I also took several hours to strip down the drums, lube everything, clean all the metal, clean the shells, etc. The smell of Brasso permeated the house, evocative of factory fumes from the Garden State Parkway in North Jersey. I haven't cleaned up the old cymbals yet, and haven't picked up the new ones. The new ones are on "police hold:" all used gear that comes into the local Guitar Center goes on police hold for a couple weeks, in case it really is too good to be true. Anyway, here's a couple of pics of the kit:





To top off the past couple of days of blissful aural-aesthetics-oriented consumerism, I stopped at a truly local, independent music store here called Hoodlums.
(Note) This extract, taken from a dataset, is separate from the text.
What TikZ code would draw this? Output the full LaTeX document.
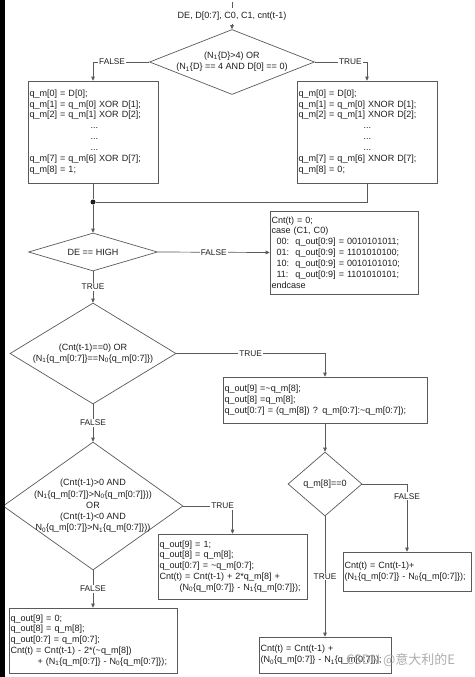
\documentclass[tikz,border=0pt]{standalone}
\usepackage{fontspec}
\setmainfont{Liberation Sans}
\newfontfamily\wmfont{Noto Sans CJK SC}
\usepackage{tikz}
\usetikzlibrary{shapes.geometric, arrows.meta}
\definecolor{tmLine}{RGB}{90, 90, 90}
\definecolor{tmText}{RGB}{30, 30, 30}
\definecolor{tmMark}{RGB}{160, 160, 160}
\newcommand{\Nsub}[1]{N\textsubscript{#1}}
\newcommand{\tld}{\textasciitilde}
\tikzset{
    base/.style={
        font=\fontsize{9.05}{10.9}\selectfont,
        text=tmText
    },
    block/.style={
        base,
        rectangle,
        draw=tmLine,
        line width=0.7pt,
        fill=white,
        align=left,
        inner xsep=1.5pt,
        inner ysep=0pt
    },
    decision/.style={
        diamond,
        draw=tmLine,
        line width=0.7pt,
        fill=white,
        inner sep=0pt
    },
    cond/.style={
        font=\fontsize{9.05}{11.3}\selectfont,
        text=tmText,
        align=center,
        inner sep=0pt
    },
    flow/.style={
        -{Triangle[length=4pt, width=3.6pt]},
        draw=tmLine,
        line width=0.7pt
    },
    link/.style={
        draw=tmLine,
        line width=0.7pt
    },
    lbl/.style={
        font=\fontsize{8.3}{9}\selectfont,
        text=tmText,
        fill=white,
        inner sep=1pt
    },
    junction/.style={
        circle,
        fill=tmText,
        inner sep=0pt,
        minimum size=5pt
    }
}

\begin{document}
\begin{tikzpicture}[x=1pt, y=-1pt]
  \fill[white] (0,0) rectangle (474,677);
  \useasboundingbox (0,0) rectangle (474,677);

  % Inputs
  \coordinate (top) at (232,2);
  \node[base] (inp) at (232,16) {DE, D[0:7], C0, C1, cnt(t-1)};
  \draw[link] (top) -- (inp.north);

  % Stage 1: minimise transitions
  \node[decision, minimum width=165pt, minimum height=65pt] (c1) at (232,62) {};
  \node[cond] (c1t) at (c1) {(\Nsub{1}\{D\}>4) OR\\(\Nsub{1}\{D\} == 4 AND D[0] == 0)};
  \draw[flow] (inp.south) -- (c1.north);

  \node[block, text width=127pt, minimum height=102pt] (qmF) at (93,132) {%
    q\_m[0] = D[0];\\
    q\_m[1] = q\_m[0] XOR D[1];\\
    q\_m[2] = q\_m[1] XOR D[2];\\
    \hspace*{61pt}...\\
    \hspace*{61pt}...\\
    \hspace*{61pt}...\\
    q\_m[7] = q\_m[6] XOR D[7];\\
    q\_m[8] = 1;};
  \node[block, text width=137pt, minimum height=102pt] (qmT) at (367,132) {%
    q\_m[0] = D[0];\\
    q\_m[1] = q\_m[0] XNOR D[1];\\
    q\_m[2] = q\_m[1] XNOR D[2];\\
    \hspace*{65pt}...\\
    \hspace*{65pt}...\\
    \hspace*{65pt}...\\
    q\_m[7] = q\_m[6] XNOR D[7];\\
    q\_m[8] = 0;};
  \draw[flow] (c1.west) -| node[lbl, pos=0.33] {FALSE} (qmF.north);
  \draw[flow] (c1.east) -| node[lbl, pos=0.34] {TRUE} (qmT.north);

  % Merge
  \node[junction] (jn) at (93,202) {};
  \draw[link] (qmF.south) -- (jn);
  \draw[link] (qmT.south) |- (jn);

  % Stage 2: data enable
  \node[decision, minimum width=129pt, minimum height=38pt] (c2) at (93,252) {};
  \node[cond] (c2t) at (c2) {DE == HIGH};
  \draw[flow] (jn) -- (c2.north);

  \node[block, text width=145pt, minimum height=83pt] (cases) at (344,252.5) {%
    Cnt(t) = 0;\\
    case (C1, C0)\\
    \hspace*{5pt}\makebox[19pt][l]{00:}q\_out[0:9] = 0010101011;\\
    \hspace*{5pt}\makebox[19pt][l]{01:}q\_out[0:9] = 1101010100;\\
    \hspace*{5pt}\makebox[19pt][l]{10:}q\_out[0:9] = 0010101010;\\
    \hspace*{5pt}\makebox[19pt][l]{11:}q\_out[0:9] = 1101010101;\\
    endcase};
  \draw[flow] (c2.east) -- node[lbl] {FALSE} (cases.west);

  % Stage 3: DC balance
  \node[decision, minimum width=166pt, minimum height=101pt] (c3) at (93,353.5) {};
  \node[cond] (c3t) at (c3) {(Cnt(t-1)==0) OR\\(\Nsub{1}\{q\_m[0:7]\}==\Nsub{0}\{q\_m[0:7]\})};
  \draw[flow] (c2.south) -- node[lbl] {TRUE} (c3.north);

  \node[block, text width=201pt, minimum height=46pt] (qout) at (325,400) {%
    q\_out[9] =\tld q\_m[8];\\
    q\_out[8] =q\_m[8];\\
    q\_out[0:7] = (q\_m[8]) ? q\_m[0:7]:\tld q\_m[0:7]);};
  \draw[flow] (c3.east) -| node[lbl, pos=0.25] {TRUE} (qout.north);

  \node[decision, minimum width=180pt, minimum height=128pt] (c4) at (93,506) {};
  \node[cond] (c4t) at (c4) {(Cnt(t-1)>0 AND\\(\Nsub{1}\{q\_m[0:7]\}>\Nsub{0}\{q\_m[0:7]\}))\\OR\\(Cnt(t-1)<0 AND\\\Nsub{0}\{q\_m[0:7]\}>\Nsub{1}\{q\_m[0:7]\}))};
  \draw[flow] (c3.south) -- node[lbl] {FALSE} (c4.north);

  \node[block, text width=146pt, minimum height=65pt] (outInv) at (232.5,566.5) {%
    q\_out[9] = 1;\\
    q\_out[8] = q\_m[8];\\
    q\_out[0:7] = \tld q\_m[0:7];\\
    Cnt(t) = Cnt(t-1) + 2*q\_m[8] +\\
    \hspace*{20pt}(\Nsub{0}\{q\_m[0:7]\} - \Nsub{1}\{q\_m[0:7]\});};
  \draw[flow] (c4.east) -| node[lbl, pos=0.4] {TRUE} (outInv.north);

  \node[block, text width=165pt, minimum height=65pt] (outDir) at (93,640.5) {%
    q\_out[9] = 0;\\
    q\_out[8] = q\_m[8];\\
    q\_out[0:7] = q\_m[0:7];\\
    Cnt(t) = Cnt(t-1) - 2*(\tld q\_m[8])\\
    \hspace*{27pt}+ (\Nsub{1}\{q\_m[0:7]\} - \Nsub{0}\{q\_m[0:7]\});};
  \draw[flow] (c4.south) -- node[lbl] {FALSE} (outDir.north);

  % Counter update
  \node[decision, minimum width=74pt, minimum height=64pt] (c5) at (325,484) {};
  \node[cond] (c5t) at (c5) {q\_m[8]==0};
  \draw[flow] (qout.south) -- (c5.north);

  \node[block, text width=125pt, minimum height=39pt] (cntF) at (407,571.5) {%
    Cnt(t) = Cnt(t-1)+\\
    (\Nsub{1}\{q\_m[0:7]\} - \Nsub{0}\{q\_m[0:7]\});};
  \draw[flow] (c5.east) -| node[lbl, pos=0.59] {FALSE} (cntF.north);

  \node[block, text width=129pt, minimum height=36pt] (cntT) at (325,655) {%
    Cnt(t) = Cnt(t-1) +\\
    (\Nsub{0}\{q\_m[0:7]\} - \Nsub{1}\{q\_m[0:7]\});};
  \draw[flow] (c5.south) -- node[lbl] {TRUE} (cntT.north);

  % Watermark and frame edge
  \node[anchor=west, inner sep=0pt, text=tmMark, opacity=0.85,
        font={\wmfont\fontsize{13}{13}\selectfont}] (wm) at (346,660) {CSDN @意大利的E};
  \fill[black] (0,0) rectangle (4.5,677);

\end{tikzpicture}
\end{document}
I picked up a CD of Captain Beefheart's Trout Mask Replica, Safe as Milk, two BYG Sun Ra (The Solar Myth Approach, Vols. 1 and 2) and the classic 1957 (!!!!) Sun Ra Sound of Joy.

I'll have more to say about these CDs soon. But for now, I leave you with a link to the amazing early Magic Band, a live performance of When Big Joan Sets Up/Woe Is A-Me Bop/Bellerin' Pain. Check out the awesome amplifier noise just before Big Joan officially uses her small hands to destroy all preconceptions of what music could be.

Thursday, June 04, 2009

Hermit Hears Duets

Hanging at home all day today, just me, the dog and the cat, as the significant other is away. Don't know what Freud would say, but all the records ended up being duets. Marion Brown and Leo Smith, Marion Brown and Elliott Schwartz, Ornette Coleman and Charlie Haden (Soapsuds,Soapsuds), the entire two disc Cecil Taylor/Max Roach duets from 1979. Joseph Jarman and Don Moye, Egwu Anwu (Sun Song) from 1978. So yes, with the exception of the Ornette, each set of duets a double album as well, oddly.

I don't have much to articulate about these recordings, really, except to say there's something uniquely intimate about improvised duets. Having done 24 of them last year I know it firsthand, but it really came home today. The connections between Roach and Taylor are awe inspiring. Haden and Coleman, such purity. I might have listened to Hampton Hawes and Haden too, but it was altogether too mellow by contrast so I saved it.

Don Moye and Jarman call forth Art Ensemble levels of sound manifestation, despite being 2/5 of the band. Heavy with the Africanisms, but still kick-ass. It works somehow, unexpectedly, the layering of sincerity on top of the pretense of African-ness. Why it works: the two of them are absolutely killer musicians. Oh yeah.

Maybe it's time to start blogging again.